● **Extracted records**
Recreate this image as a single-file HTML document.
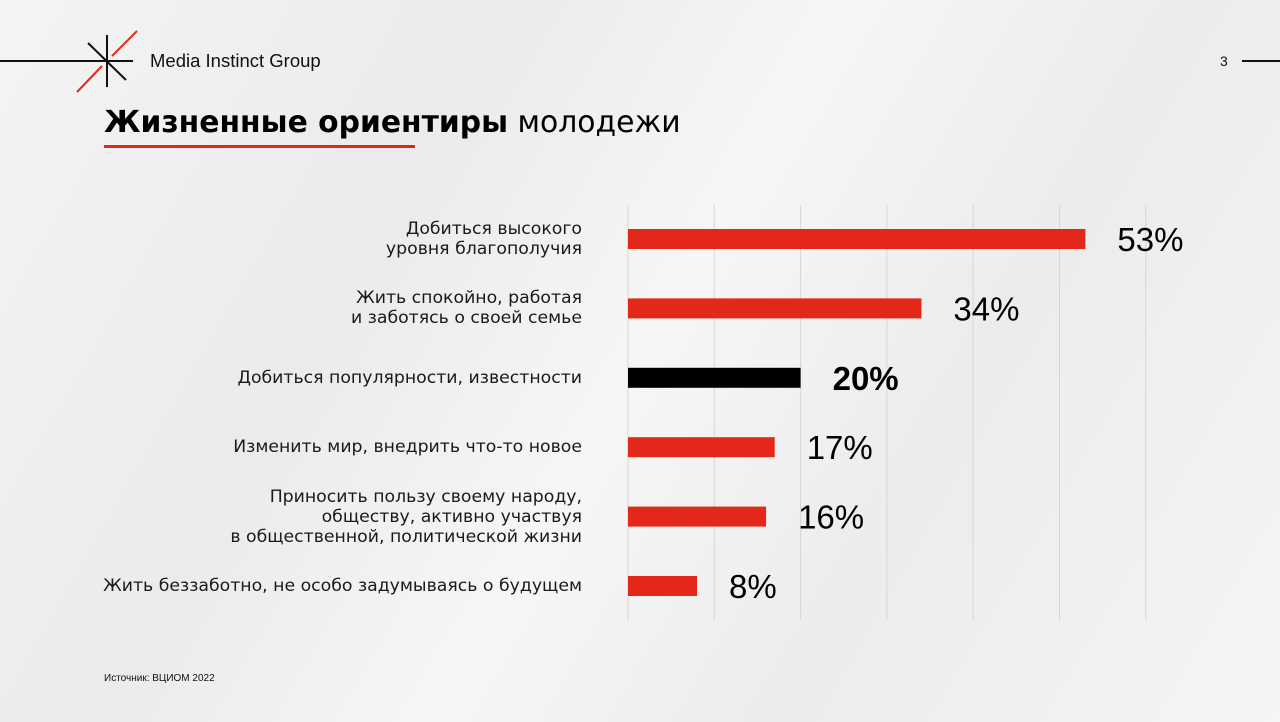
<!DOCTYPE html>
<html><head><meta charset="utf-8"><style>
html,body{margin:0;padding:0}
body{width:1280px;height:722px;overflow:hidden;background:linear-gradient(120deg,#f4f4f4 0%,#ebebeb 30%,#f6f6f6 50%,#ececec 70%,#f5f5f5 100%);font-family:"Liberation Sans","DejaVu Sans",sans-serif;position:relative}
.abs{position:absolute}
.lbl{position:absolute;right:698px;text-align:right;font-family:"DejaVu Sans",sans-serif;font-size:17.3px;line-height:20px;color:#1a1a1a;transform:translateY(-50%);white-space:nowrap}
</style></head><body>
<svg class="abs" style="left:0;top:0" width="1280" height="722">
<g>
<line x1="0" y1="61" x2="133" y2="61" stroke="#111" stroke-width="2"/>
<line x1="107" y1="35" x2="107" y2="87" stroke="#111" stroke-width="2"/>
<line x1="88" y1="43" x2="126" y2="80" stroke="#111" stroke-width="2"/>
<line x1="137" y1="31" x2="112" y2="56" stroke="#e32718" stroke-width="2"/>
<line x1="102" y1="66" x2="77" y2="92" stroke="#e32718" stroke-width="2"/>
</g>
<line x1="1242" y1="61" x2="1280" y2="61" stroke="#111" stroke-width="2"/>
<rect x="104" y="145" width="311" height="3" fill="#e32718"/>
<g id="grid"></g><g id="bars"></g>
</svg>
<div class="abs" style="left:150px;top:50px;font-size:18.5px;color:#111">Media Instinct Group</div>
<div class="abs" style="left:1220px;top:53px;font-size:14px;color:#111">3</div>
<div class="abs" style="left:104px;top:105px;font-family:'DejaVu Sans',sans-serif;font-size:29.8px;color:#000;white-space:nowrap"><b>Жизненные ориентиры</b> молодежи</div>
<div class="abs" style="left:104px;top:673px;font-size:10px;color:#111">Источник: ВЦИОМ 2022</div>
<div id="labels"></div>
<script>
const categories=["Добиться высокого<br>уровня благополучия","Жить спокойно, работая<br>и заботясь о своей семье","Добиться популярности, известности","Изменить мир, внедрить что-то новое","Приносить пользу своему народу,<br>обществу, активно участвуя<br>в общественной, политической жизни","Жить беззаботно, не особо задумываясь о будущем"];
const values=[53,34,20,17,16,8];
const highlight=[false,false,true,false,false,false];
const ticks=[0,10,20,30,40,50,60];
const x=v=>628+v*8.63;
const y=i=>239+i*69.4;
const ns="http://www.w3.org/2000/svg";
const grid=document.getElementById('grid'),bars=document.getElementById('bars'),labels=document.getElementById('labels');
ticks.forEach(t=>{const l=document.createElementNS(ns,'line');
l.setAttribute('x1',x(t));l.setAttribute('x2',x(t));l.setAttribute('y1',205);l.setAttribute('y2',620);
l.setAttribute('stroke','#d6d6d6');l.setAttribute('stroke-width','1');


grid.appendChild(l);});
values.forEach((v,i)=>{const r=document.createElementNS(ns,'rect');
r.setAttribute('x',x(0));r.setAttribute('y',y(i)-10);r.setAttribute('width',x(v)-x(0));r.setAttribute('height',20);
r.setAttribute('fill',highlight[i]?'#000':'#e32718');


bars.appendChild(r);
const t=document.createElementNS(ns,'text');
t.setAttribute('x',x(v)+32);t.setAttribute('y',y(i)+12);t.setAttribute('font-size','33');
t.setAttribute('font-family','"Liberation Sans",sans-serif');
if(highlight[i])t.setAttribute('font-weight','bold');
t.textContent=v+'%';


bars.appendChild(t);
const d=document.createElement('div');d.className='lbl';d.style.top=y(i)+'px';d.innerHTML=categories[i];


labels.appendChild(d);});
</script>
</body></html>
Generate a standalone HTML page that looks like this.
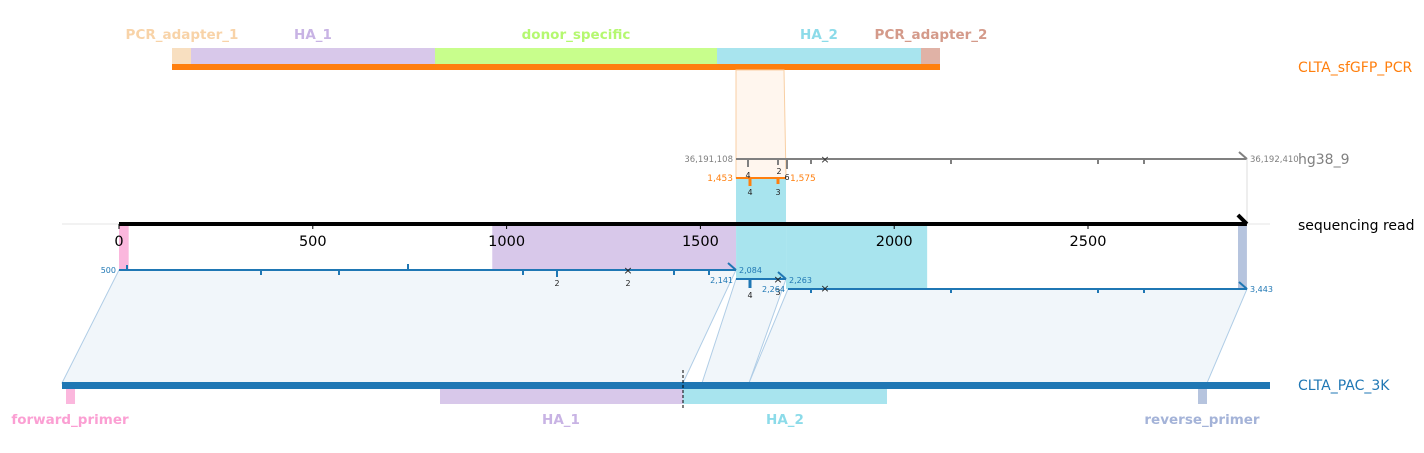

● **WHAT NEEDS TO BE DONE**
Leave out the pictures and print every line of the data exactly.

● **FINISHED TASK**
Recreate this image as a single-file HTML document.
<!DOCTYPE html>
<html><head><meta charset="utf-8"><style>
html,body{margin:0;padding:0}
body{width:1280px;height:722px;overflow:hidden;background:linear-gradient(120deg,#f4f4f4 0%,#ebebeb 30%,#f6f6f6 50%,#ececec 70%,#f5f5f5 100%);font-family:"Liberation Sans","DejaVu Sans",sans-serif;position:relative}
.abs{position:absolute}
.lbl{position:absolute;right:698px;text-align:right;font-family:"DejaVu Sans",sans-serif;font-size:17.3px;line-height:20px;color:#1a1a1a;transform:translateY(-50%);white-space:nowrap}
</style></head><body>
<svg class="abs" style="left:0;top:0" width="1280" height="722">
<g>
<line x1="0" y1="61" x2="133" y2="61" stroke="#111" stroke-width="2"/>
<line x1="107" y1="35" x2="107" y2="87" stroke="#111" stroke-width="2"/>
<line x1="88" y1="43" x2="126" y2="80" stroke="#111" stroke-width="2"/>
<line x1="137" y1="31" x2="112" y2="56" stroke="#e32718" stroke-width="2"/>
<line x1="102" y1="66" x2="77" y2="92" stroke="#e32718" stroke-width="2"/>
</g>
<line x1="1242" y1="61" x2="1280" y2="61" stroke="#111" stroke-width="2"/>
<rect x="104" y="145" width="311" height="3" fill="#e32718"/>
<g id="grid"></g><g id="bars"></g>
</svg>
<div class="abs" style="left:150px;top:50px;font-size:18.5px;color:#111">Media Instinct Group</div>
<div class="abs" style="left:1220px;top:53px;font-size:14px;color:#111">3</div>
<div class="abs" style="left:104px;top:105px;font-family:'DejaVu Sans',sans-serif;font-size:29.8px;color:#000;white-space:nowrap"><b>Жизненные ориентиры</b> молодежи</div>
<div class="abs" style="left:104px;top:673px;font-size:10px;color:#111">Источник: ВЦИОМ 2022</div>
<div id="labels"></div>
<script>
const categories=["Добиться высокого<br>уровня благополучия","Жить спокойно, работая<br>и заботясь о своей семье","Добиться популярности, известности","Изменить мир, внедрить что-то новое","Приносить пользу своему народу,<br>обществу, активно участвуя<br>в общественной, политической жизни","Жить беззаботно, не особо задумываясь о будущем"];
const values=[53,34,20,17,16,8];
const highlight=[false,false,true,false,false,false];
const ticks=[0,10,20,30,40,50,60];
const x=v=>628+v*8.63;
const y=i=>239+i*69.4;
const ns="http://www.w3.org/2000/svg";
const grid=document.getElementById('grid'),bars=document.getElementById('bars'),labels=document.getElementById('labels');
ticks.forEach(t=>{const l=document.createElementNS(ns,'line');
l.setAttribute('x1',x(t));l.setAttribute('x2',x(t));l.setAttribute('y1',205);l.setAttribute('y2',620);
l.setAttribute('stroke','#d6d6d6');l.setAttribute('stroke-width','1');


grid.appendChild(l);});
values.forEach((v,i)=>{const r=document.createElementNS(ns,'rect');
r.setAttribute('x',x(0));r.setAttribute('y',y(i)-10);r.setAttribute('width',x(v)-x(0));r.setAttribute('height',20);
r.setAttribute('fill',highlight[i]?'#000':'#e32718');


bars.appendChild(r);
const t=document.createElementNS(ns,'text');
t.setAttribute('x',x(v)+32);t.setAttribute('y',y(i)+12);t.setAttribute('font-size','33');
t.setAttribute('font-family','"Liberation Sans",sans-serif');
if(highlight[i])t.setAttribute('font-weight','bold');
t.textContent=v+'%';


bars.appendChild(t);
const d=document.createElement('div');d.className='lbl';d.style.top=y(i)+'px';d.innerHTML=categories[i];


labels.appendChild(d);});
</script>
</body></html>
Generate a standalone HTML page that looks like this.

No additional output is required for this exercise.